Incorporation is rare because the hurdles are high. The feasibility study often reveals that a new city would need to either raise taxes significantly or start with a very lean service portfolio. Communities that have relied on county services for decades may find that replicating those services independently costs more than the county charged. The political consensus needed to clear a petition drive and win an election is hard to build when residents disagree about whether incorporation would actually make things better.
Annexation is the more common route. An adjacent incorporated city extends its boundaries to absorb unincorporated land. The process typically requires the territory to be contiguous to the city, and most states mandate some combination of public hearings, city council votes, and a referendum among the affected unincorporated residents. In many states, the residents being annexed get a direct vote on whether to approve it.
Annexation brings city services and city taxes simultaneously. For residents who have been paying for private utilities or living with long emergency response times, the trade can be welcome. For those who chose unincorporated living specifically to avoid municipal regulation and taxes, involuntary annexation feels like exactly the outcome they were trying to prevent. This tension makes annexation one of the most politically contentious issues in local government.

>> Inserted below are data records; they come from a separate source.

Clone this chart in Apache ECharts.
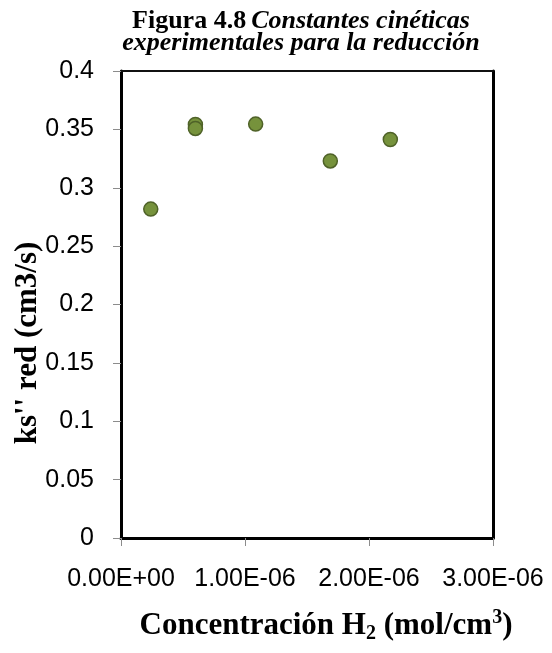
<!DOCTYPE html>
<html>
<head>
<meta charset="utf-8">
<script src="https://cdn.jsdelivr.net/npm/echarts@6/dist/echarts.min.js"></script>
<style>
  html, body { margin: 0; padding: 0; background: #fff; }
  #chart { width: 552px; height: 653px; }
</style>
</head>
<body>
<div id="chart"></div>
<script>
// H2 concentration (mol/cm3) and measured rate constants ks'' (cm3/s)
const concentrationH2 = [2.4e-7, 6.0e-7, 6.0e-7, 1.086e-6, 1.688e-6, 2.172e-6];
const ksRed = [0.2817, 0.3542, 0.3508, 0.3545, 0.3230, 0.3413];

// Excel-style scientific label, e.g. 1.00E-06
function sci(v) {
  if (v === 0) return '0.00E+00';
  const [m, e] = v.toExponential(2).split('e');
  const n = parseInt(e, 10);
  const sign = n < 0 ? '-' : '+';
  return m + 'E' + sign + String(Math.abs(n)).padStart(2, '0');
}

const points = concentrationH2.map((x, i) => [x, ksRed[i]]);

const serif = '"Liberation Serif", "Times New Roman", serif';
const sans = '"Liberation Sans", Arial, sans-serif';
const tickStyle = { show: true, length: 8, lineStyle: { color: '#8c8c8c', width: 1 } };

const chart = echarts.init(document.getElementById('chart'), null, { renderer: 'canvas' });
chart.setOption({
  backgroundColor: '#ffffff',
  animation: false,
  title: {
    left: 296,
    textAlign: 'center',
    top: 5,
    text: '{b|Figura 4.8} {i|Constantes cinéticas}\n{i|experimentales para la reducción}',
    textStyle: {
      rich: {
        b: { fontFamily: serif, fontWeight: 'bold', fontSize: 26, color: '#000', lineHeight: 22 },
        i: { fontFamily: serif, fontStyle: 'italic', fontSize: 26, color: '#000', lineHeight: 22 }
      }
    }
  },
  graphic: [{
    // y-axis title
    type: 'text',
    x: 28, y: 343,
    rotation: Math.PI / 2,
    style: {
      text: "ks'' red (cm3/s)",
      font: 'bold 31px ' + serif,
      fill: '#000',
      align: 'center',
      verticalAlign: 'middle'
    }
  }, {
    // x-axis title
    type: 'text',
    x: 326, y: 626,
    style: {
      text: '{t|Concentración H}{s|2}{t| (mol/cm}{p|3}{t|)}',
      align: 'center',
      verticalAlign: 'middle',
      rich: {
        t: { fontFamily: serif, fontWeight: 'bold', fontSize: 31, fill: '#000' },
        s: { fontFamily: serif, fontWeight: 'bold', fontSize: 20, fill: '#000', verticalAlign: 'bottom', padding: [16, 0, 0, 0] },
        p: { fontFamily: serif, fontWeight: 'bold', fontSize: 20, fill: '#000', verticalAlign: 'top', padding: [0, 0, 10, 0] }
      }
    }
  }],
  grid: { left: 121, right: 59, top: 71, bottom: 115 },
  xAxis: [{
    type: 'value',
    min: 0, max: 3e-6, interval: 1e-6,
    splitLine: { show: false },
    axisLine: { show: true, onZero: false, lineStyle: { color: '#000', width: 3 } },
    axisTick: tickStyle,
    axisLabel: {
      margin: 29, fontFamily: sans, fontSize: 25, color: '#000',
      formatter: v => sci(v)
    }
  }, {
    type: 'value', position: 'top',
    min: 0, max: 3e-6,
    splitLine: { show: false },
    axisLine: { show: true, onZero: false, lineStyle: { color: '#111', width: 2 } },
    axisTick: { show: false }, axisLabel: { show: false }
  }],
  yAxis: [{
    type: 'value',
    min: 0, max: 0.4, interval: 0.05,
    splitLine: { show: false },
    axisLine: { show: true, onZero: false, lineStyle: { color: '#000', width: 3 } },
    axisTick: tickStyle,
    axisLabel: {
      margin: 27, fontFamily: sans, fontSize: 25, color: '#000',
      formatter: v => String(parseFloat(v.toFixed(2)))
    }
  }, {
    type: 'value', position: 'right',
    min: 0, max: 0.4,
    splitLine: { show: false },
    axisLine: { show: true, onZero: false, lineStyle: { color: '#000', width: 3 } },
    axisTick: { show: false }, axisLabel: { show: false }
  }],
  series: [{
    type: 'scatter',
    xAxisIndex: 0, yAxisIndex: 0,
    data: points,
    symbol: 'circle',
    symbolSize: 14,
    itemStyle: { color: '#76923C', borderColor: '#4F6228', borderWidth: 1.5, opacity: 1 }
  }]
});
</script>
</body>
</html>
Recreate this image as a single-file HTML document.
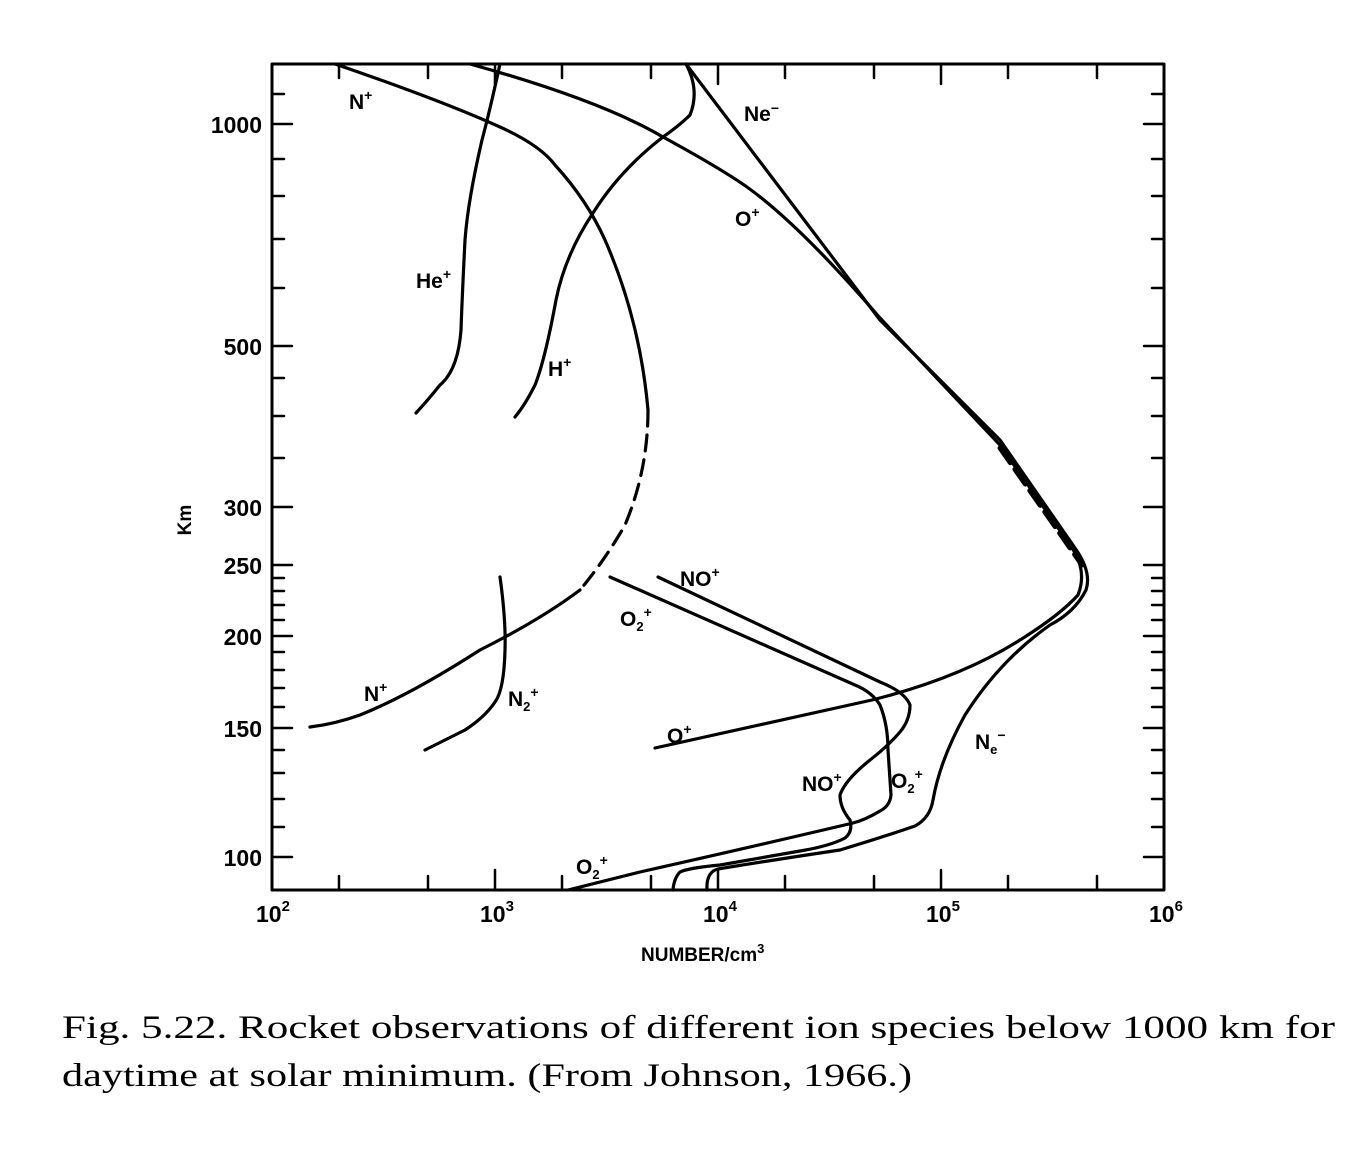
<!DOCTYPE html>
<html><head><meta charset="utf-8"><style>
html,body{margin:0;padding:0;background:#fff;}
svg{display:block;}
</style></head><body>
<svg width="1350" height="1167" viewBox="0 0 1350 1167" xmlns="http://www.w3.org/2000/svg">
<g fill="none" stroke="#000" stroke-linecap="round" stroke-linejoin="round">
<rect x="272" y="64" width="892" height="826" stroke-width="3"/>
<g stroke-width="2.5">
<path d="M339 890v-14M428 890v-14M495 890v-20M562 890v-14M651 890v-14M718 890v-20M785 890v-14M874 890v-14M941 890v-20M1008 890v-14M1097 890v-14"/>
<path d="M339 64v14M428 64v14M495 64v20M562 64v14M651 64v14M718 64v20M785 64v14M874 64v14M941 64v20M1008 64v14M1097 64v14"/>
<path d="M272 857h20M272 827h12M272 799h12M272 773h12M272 750h12M272 728h20M272 707h12M272 688h12M272 670h12M272 652h12M272 636h20M272 620h12M272 605h12M272 591h12M272 578h12M272 565h20M272 507h20M272 458h12M272 416h12M272 378h12M272 346h20M272 288h12M272 239h12M272 196h12M272 159h12M272 124h20M272 94h12"/>
<path d="M1164 857h-20M1164 827h-12M1164 799h-12M1164 773h-12M1164 750h-12M1164 728h-20M1164 707h-12M1164 688h-12M1164 670h-12M1164 652h-12M1164 636h-20M1164 620h-12M1164 605h-12M1164 591h-12M1164 578h-12M1164 565h-20M1164 507h-20M1164 458h-12M1164 416h-12M1164 378h-12M1164 346h-20M1164 288h-12M1164 239h-12M1164 196h-12M1164 159h-12M1164 124h-20M1164 94h-12"/>
</g>
<g stroke-width="3.2">
<path d="M686 64 L880 320 L1000 440 L1075 548 Q1092 572 1086 590 Q1075 612 1050 625 Q1000 660 965 715 Q940 760 933 800 Q930 818 915 826 Q880 838 840 850 Q760 862 718 869 Q706 872 707 890"/>
<path d="M470 64 Q600 100 663 137 Q720 168 747 187 Q800 225 880 318 L1000 445 L1070 545 Q1088 570 1078 595 Q1060 615 1020 640 Q960 678 872 700 L655 748"/>
<path d="M1000 448 L1082 565" stroke-width="5" stroke-dasharray="18 8"/>
<path d="M335 64 Q440 100 500 127 Q540 145 555 165 Q587 200 605 240 Q640 320 648 410"/>
<path d="M648 410 Q648 470 625 525 Q605 560 580 590" stroke-dasharray="16 9"/>
<path d="M580 590 Q540 620 480 650 Q410 695 360 715 Q335 724 310 727"/>
<path d="M500 64 Q490 110 482 140 Q468 200 465 240 Q462 300 461 330 Q458 370 440 385 Q428 400 416 413"/>
<path d="M686 64 Q700 90 690 115 Q680 125 663 137 Q620 170 593 213 Q565 255 556 300 Q545 360 535 385 Q525 405 515 417"/>
<path d="M500 577 Q506 620 505 650 Q504 690 495 702 Q485 717 465 730 Q445 740 425 750"/>
<path d="M610 577 L855 685 Q872 692 880 705 Q888 725 888 750 L891 795 Q890 806 880 811 Q865 820 853 823 Q760 845 640 872 L568 890"/>
<path d="M658 577 L880 682 Q905 692 910 705 Q910 720 900 732 Q887 747 870 760 Q845 780 840 795 Q840 808 850 820 Q853 832 845 838 Q830 846 800 851 L720 865 Q688 868 680 872 Q674 878 673 890"/>
</g>
</g>
<g font-family="Liberation Sans, sans-serif" font-size="23" font-weight="bold" fill="#000">
<g text-anchor="end">
<text x="262" y="133">1000</text>
<text x="262" y="355">500</text>
<text x="262" y="516">300</text>
<text x="262" y="574">250</text>
<text x="262" y="645">200</text>
<text x="262" y="737">150</text>
<text x="262" y="866">100</text>
</g>
<text x="256" y="922">10<tspan font-size="15" dy="-11">2</tspan></text>
<text x="480" y="922">10<tspan font-size="15" dy="-11">3</tspan></text>
<text x="703" y="922">10<tspan font-size="15" dy="-11">4</tspan></text>
<text x="926" y="922">10<tspan font-size="15" dy="-11">5</tspan></text>
<text x="1149" y="922">10<tspan font-size="15" dy="-11">6</tspan></text>
<text x="641" y="961" font-size="19">NUMBER/cm<tspan font-size="13" dy="-8">3</tspan></text>
<text transform="translate(191,520) rotate(-90)" text-anchor="middle" font-size="19">Km</text>
<g font-size="21">
<text x="349" y="109">N<tspan font-size="14" dy="-9">+</tspan></text>
<text x="744" y="121">Ne<tspan font-size="14" dy="-8">−</tspan></text>
<text x="735" y="226">O<tspan font-size="14" dy="-9">+</tspan></text>
<text x="416" y="288">He<tspan font-size="14" dy="-9">+</tspan></text>
<text x="548" y="376">H<tspan font-size="14" dy="-9">+</tspan></text>
<text x="680" y="586">NO<tspan font-size="14" dy="-9">+</tspan></text>
<text x="620" y="626">O<tspan font-size="13" dy="5">2</tspan><tspan font-size="14" dy="-14">+</tspan></text>
<text x="364" y="701">N<tspan font-size="14" dy="-9">+</tspan></text>
<text x="508" y="706">N<tspan font-size="13" dy="5">2</tspan><tspan font-size="14" dy="-14">+</tspan></text>
<text x="667" y="743">O<tspan font-size="14" dy="-9">+</tspan></text>
<text x="802" y="791">NO<tspan font-size="14" dy="-9">+</tspan></text>
<text x="891" y="788">O<tspan font-size="13" dy="5">2</tspan><tspan font-size="14" dy="-14">+</tspan></text>
<text x="975" y="749">N<tspan font-size="13" dy="5">e</tspan><tspan font-size="14" dy="-14">−</tspan></text>
<text x="576" y="874">O<tspan font-size="13" dy="5">2</tspan><tspan font-size="14" dy="-14">+</tspan></text>
</g>
</g>
<g font-family="Liberation Serif, serif" font-size="33" fill="#000">
<text x="62" y="1038" textLength="1273" lengthAdjust="spacingAndGlyphs">Fig. 5.22.  Rocket observations of different ion species below 1000 km for</text>
<text x="62" y="1086" textLength="850" lengthAdjust="spacingAndGlyphs">daytime at solar minimum. (From Johnson, 1966.)</text>
</g>
</svg>
</body></html>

Given the service gaps, most unincorporated communities that could realistically incorporate choose not to. The reasons cluster around a few themes:
The calculation is different for every community. An unincorporated suburb surrounded by cities, served by multiple special districts, and already paying substantial assessments may be functionally identical to a city without the label. A remote rural area with a few hundred residents spread across dozens of square miles may have no realistic path to incorporation at all. Understanding which category your community falls into is the first step in evaluating whether its unincorporated status is an advantage, a disadvantage, or simply a fact of geography.